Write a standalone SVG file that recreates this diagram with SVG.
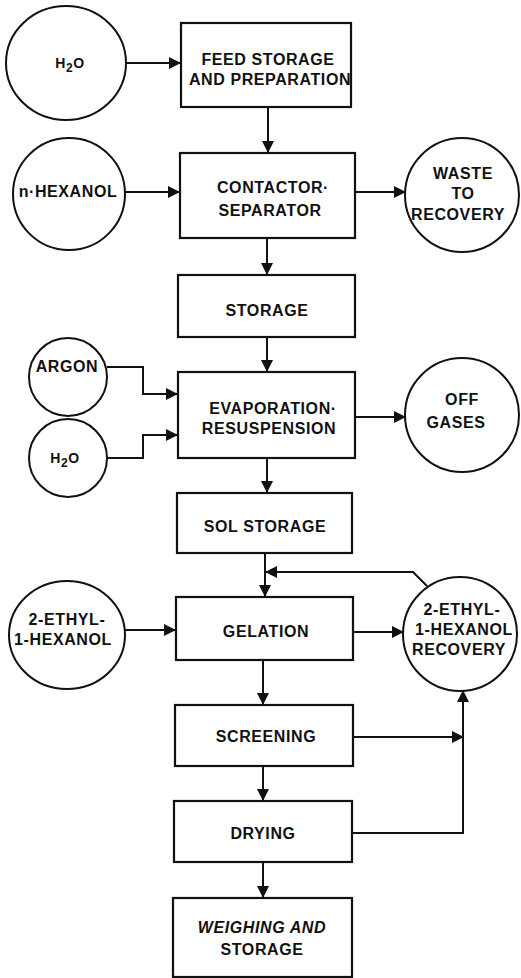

§

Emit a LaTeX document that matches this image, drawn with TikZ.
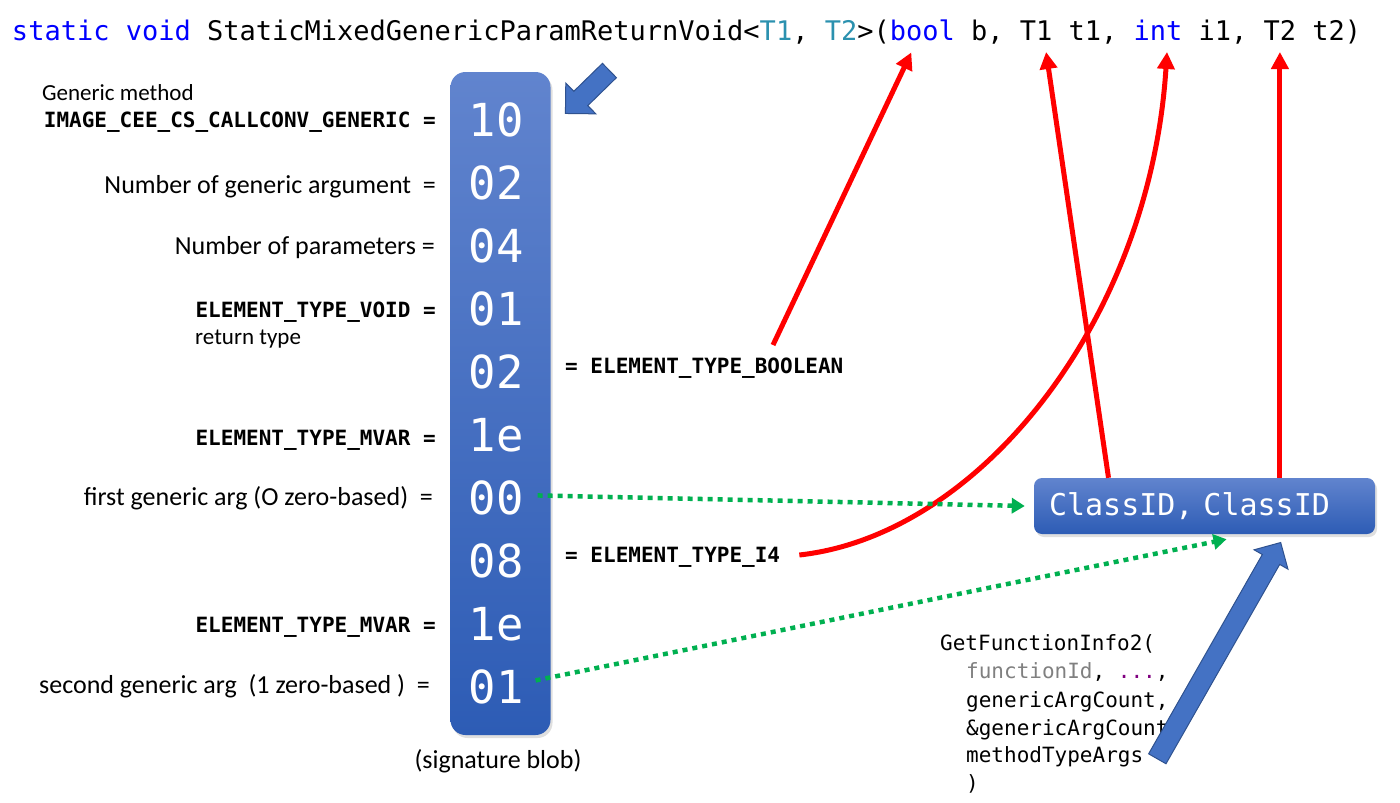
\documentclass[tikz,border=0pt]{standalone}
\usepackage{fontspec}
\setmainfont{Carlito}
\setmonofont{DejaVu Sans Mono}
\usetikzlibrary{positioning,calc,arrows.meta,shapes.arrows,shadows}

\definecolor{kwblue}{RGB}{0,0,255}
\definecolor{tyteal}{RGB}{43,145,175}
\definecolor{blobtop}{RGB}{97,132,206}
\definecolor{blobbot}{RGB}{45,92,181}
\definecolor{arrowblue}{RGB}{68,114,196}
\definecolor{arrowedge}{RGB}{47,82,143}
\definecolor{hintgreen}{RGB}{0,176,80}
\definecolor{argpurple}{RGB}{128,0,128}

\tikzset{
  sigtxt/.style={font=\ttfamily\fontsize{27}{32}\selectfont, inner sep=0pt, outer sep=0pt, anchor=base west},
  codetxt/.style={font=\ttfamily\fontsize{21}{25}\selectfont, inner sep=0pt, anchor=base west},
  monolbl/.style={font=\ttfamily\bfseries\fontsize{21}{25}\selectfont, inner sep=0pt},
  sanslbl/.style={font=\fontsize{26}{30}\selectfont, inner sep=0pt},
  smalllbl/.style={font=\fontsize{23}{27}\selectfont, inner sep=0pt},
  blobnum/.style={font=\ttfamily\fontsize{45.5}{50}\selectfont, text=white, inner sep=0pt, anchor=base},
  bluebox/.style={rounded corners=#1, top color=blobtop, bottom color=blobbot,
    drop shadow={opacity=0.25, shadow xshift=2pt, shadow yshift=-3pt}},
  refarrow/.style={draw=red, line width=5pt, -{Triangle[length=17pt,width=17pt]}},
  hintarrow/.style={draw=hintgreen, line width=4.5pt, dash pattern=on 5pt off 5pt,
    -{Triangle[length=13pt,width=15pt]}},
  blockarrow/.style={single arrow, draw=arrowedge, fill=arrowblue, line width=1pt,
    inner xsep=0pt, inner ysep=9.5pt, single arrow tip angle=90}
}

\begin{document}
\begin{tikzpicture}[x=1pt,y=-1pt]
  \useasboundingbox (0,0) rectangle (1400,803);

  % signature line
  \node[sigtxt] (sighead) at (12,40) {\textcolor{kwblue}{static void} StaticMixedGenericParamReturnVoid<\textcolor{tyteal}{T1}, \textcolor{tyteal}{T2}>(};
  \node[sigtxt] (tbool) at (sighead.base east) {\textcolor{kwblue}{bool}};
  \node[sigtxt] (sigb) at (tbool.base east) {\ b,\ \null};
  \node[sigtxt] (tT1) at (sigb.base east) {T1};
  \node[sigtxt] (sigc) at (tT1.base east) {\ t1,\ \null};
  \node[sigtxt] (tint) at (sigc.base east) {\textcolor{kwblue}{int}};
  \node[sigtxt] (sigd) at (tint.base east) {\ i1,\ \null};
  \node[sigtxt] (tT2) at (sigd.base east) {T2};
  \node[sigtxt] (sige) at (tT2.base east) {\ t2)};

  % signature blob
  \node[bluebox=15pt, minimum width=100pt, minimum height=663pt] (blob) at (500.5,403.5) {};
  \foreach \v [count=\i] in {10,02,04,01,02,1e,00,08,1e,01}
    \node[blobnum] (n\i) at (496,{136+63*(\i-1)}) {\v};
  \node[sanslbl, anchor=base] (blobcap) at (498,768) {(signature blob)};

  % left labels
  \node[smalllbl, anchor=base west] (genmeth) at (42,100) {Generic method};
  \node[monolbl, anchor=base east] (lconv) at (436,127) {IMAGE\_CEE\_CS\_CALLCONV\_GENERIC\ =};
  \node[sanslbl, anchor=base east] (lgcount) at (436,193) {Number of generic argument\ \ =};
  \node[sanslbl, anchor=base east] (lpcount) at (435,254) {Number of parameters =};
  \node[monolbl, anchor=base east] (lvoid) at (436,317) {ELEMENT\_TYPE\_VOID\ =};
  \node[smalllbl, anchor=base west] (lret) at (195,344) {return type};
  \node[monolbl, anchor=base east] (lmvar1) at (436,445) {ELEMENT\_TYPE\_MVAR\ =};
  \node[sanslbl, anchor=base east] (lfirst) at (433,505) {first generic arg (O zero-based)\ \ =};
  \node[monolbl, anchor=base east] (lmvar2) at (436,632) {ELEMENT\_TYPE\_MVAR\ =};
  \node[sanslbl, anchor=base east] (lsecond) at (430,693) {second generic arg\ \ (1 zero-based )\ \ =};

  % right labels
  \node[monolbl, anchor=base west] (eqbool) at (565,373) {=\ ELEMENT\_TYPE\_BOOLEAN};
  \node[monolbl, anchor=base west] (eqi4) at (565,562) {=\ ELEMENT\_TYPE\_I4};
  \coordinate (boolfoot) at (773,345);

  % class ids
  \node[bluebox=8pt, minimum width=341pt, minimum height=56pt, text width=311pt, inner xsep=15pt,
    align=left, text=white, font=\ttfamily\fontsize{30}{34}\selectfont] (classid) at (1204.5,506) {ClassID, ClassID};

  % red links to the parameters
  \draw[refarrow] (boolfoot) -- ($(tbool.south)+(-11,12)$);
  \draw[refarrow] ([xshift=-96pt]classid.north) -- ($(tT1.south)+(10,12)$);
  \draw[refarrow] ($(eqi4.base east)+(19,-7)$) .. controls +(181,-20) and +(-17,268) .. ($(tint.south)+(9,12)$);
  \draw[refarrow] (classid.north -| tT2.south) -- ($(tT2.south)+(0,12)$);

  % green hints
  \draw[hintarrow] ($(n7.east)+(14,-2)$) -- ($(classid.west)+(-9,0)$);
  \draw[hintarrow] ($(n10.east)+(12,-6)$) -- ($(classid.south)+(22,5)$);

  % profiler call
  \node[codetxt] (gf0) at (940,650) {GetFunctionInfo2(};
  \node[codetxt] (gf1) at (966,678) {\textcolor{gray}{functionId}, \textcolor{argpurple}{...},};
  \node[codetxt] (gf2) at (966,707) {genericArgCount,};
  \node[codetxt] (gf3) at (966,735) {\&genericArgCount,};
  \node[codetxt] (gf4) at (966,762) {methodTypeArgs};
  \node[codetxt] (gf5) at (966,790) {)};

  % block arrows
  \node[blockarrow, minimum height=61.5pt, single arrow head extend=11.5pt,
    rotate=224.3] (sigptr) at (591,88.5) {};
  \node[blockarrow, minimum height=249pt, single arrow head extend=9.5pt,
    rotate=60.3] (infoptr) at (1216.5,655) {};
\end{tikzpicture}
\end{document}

§

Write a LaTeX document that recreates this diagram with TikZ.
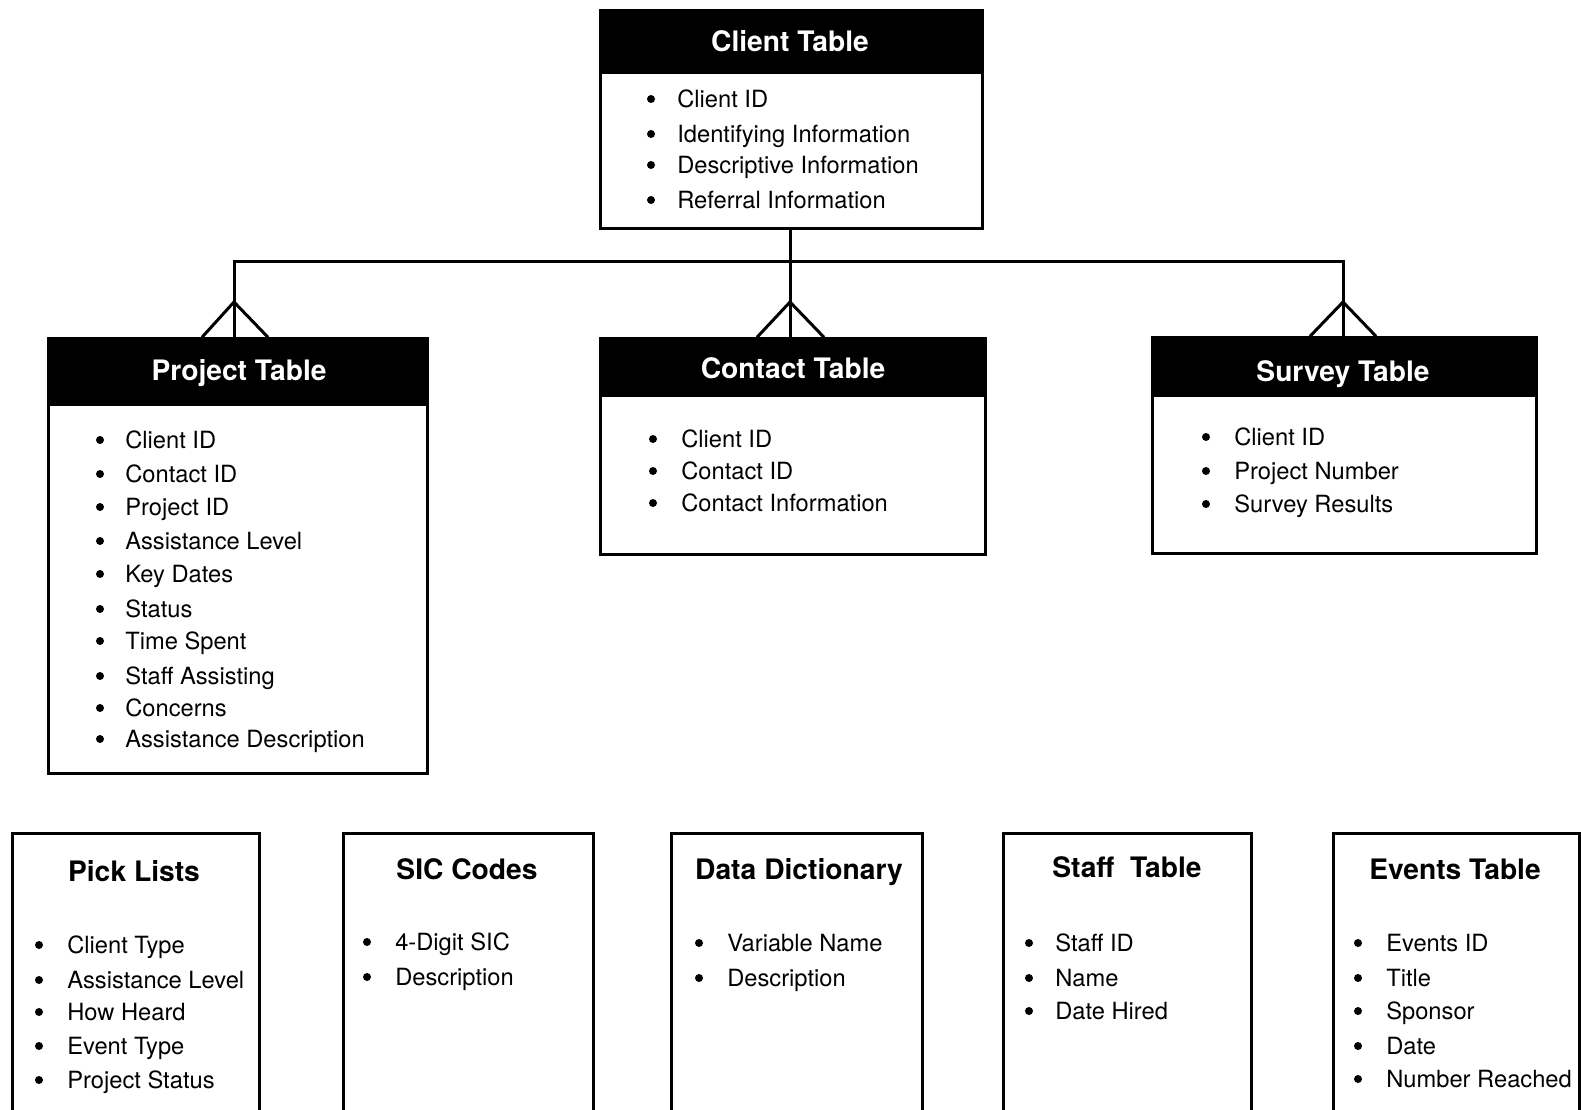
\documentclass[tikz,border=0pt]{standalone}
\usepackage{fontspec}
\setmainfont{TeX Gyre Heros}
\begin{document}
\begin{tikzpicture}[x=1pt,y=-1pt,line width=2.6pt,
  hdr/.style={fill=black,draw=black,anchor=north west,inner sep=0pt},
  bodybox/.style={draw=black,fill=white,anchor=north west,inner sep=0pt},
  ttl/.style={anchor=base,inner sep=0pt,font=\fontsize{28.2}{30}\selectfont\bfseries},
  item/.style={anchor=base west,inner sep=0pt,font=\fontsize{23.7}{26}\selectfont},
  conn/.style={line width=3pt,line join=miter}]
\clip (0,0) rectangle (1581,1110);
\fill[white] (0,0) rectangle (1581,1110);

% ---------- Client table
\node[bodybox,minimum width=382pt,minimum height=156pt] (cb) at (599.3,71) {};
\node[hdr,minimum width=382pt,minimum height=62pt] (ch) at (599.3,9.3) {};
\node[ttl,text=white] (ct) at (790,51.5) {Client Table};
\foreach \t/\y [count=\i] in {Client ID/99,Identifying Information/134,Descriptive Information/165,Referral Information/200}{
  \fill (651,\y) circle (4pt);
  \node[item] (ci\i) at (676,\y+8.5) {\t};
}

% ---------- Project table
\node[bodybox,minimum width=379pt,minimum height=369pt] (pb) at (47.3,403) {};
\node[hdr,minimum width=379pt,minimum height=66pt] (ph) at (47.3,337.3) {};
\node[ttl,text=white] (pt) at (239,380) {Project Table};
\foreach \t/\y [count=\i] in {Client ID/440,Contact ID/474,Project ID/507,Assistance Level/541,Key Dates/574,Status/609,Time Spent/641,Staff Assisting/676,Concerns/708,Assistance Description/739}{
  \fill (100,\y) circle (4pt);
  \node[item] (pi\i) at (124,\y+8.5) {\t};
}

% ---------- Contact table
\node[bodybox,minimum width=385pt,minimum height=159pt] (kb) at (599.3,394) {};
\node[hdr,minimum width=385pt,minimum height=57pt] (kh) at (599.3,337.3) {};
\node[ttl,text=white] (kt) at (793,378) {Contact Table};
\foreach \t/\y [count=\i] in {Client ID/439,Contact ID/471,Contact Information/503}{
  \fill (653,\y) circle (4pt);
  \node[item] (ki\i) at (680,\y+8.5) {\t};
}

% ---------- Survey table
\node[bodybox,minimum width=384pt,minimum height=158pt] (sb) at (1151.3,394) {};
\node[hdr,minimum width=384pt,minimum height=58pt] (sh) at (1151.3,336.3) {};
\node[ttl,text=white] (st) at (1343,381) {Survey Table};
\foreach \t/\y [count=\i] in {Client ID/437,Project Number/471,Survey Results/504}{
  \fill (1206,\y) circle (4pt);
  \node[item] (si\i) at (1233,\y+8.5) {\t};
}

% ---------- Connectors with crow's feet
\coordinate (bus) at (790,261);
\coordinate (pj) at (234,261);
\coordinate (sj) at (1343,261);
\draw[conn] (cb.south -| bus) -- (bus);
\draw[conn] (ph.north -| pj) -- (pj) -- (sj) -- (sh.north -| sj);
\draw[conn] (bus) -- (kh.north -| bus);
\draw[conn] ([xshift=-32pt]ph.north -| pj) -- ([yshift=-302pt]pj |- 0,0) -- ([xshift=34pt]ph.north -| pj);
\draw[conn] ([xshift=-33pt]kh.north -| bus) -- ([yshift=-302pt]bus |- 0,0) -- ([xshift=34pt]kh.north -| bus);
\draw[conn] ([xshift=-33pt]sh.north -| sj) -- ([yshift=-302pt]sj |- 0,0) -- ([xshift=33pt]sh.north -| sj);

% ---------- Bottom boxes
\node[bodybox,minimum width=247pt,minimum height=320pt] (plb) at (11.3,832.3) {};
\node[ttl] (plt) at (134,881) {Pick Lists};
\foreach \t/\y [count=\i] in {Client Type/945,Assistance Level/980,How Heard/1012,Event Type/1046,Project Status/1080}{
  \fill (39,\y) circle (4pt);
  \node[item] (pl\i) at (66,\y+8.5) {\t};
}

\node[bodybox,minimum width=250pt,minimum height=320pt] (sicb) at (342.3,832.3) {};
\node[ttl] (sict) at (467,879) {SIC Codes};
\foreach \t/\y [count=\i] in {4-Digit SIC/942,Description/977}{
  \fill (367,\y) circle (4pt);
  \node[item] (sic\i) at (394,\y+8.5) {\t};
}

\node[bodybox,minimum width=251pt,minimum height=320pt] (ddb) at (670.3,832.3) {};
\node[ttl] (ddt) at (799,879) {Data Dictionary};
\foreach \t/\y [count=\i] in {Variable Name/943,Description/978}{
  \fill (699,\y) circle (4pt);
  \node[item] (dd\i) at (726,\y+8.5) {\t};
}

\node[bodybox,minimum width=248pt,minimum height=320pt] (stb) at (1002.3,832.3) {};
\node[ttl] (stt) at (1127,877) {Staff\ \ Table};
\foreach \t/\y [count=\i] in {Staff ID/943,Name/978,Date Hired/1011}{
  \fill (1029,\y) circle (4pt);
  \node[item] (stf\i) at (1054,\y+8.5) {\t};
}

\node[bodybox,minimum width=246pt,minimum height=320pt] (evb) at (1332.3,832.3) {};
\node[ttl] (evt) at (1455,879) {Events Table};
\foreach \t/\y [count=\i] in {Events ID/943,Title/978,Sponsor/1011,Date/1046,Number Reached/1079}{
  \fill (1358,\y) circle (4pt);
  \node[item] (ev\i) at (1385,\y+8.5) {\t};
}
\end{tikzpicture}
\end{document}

§

• [EXERCISE INSTRUCTIONS]: Find the word "LaTeX" in the data and show each line that holds it.

• [THE REPLY]:
Emit a LaTeX document that matches this image, drawn with TikZ.
Write a LaTeX document that recreates this diagram with TikZ.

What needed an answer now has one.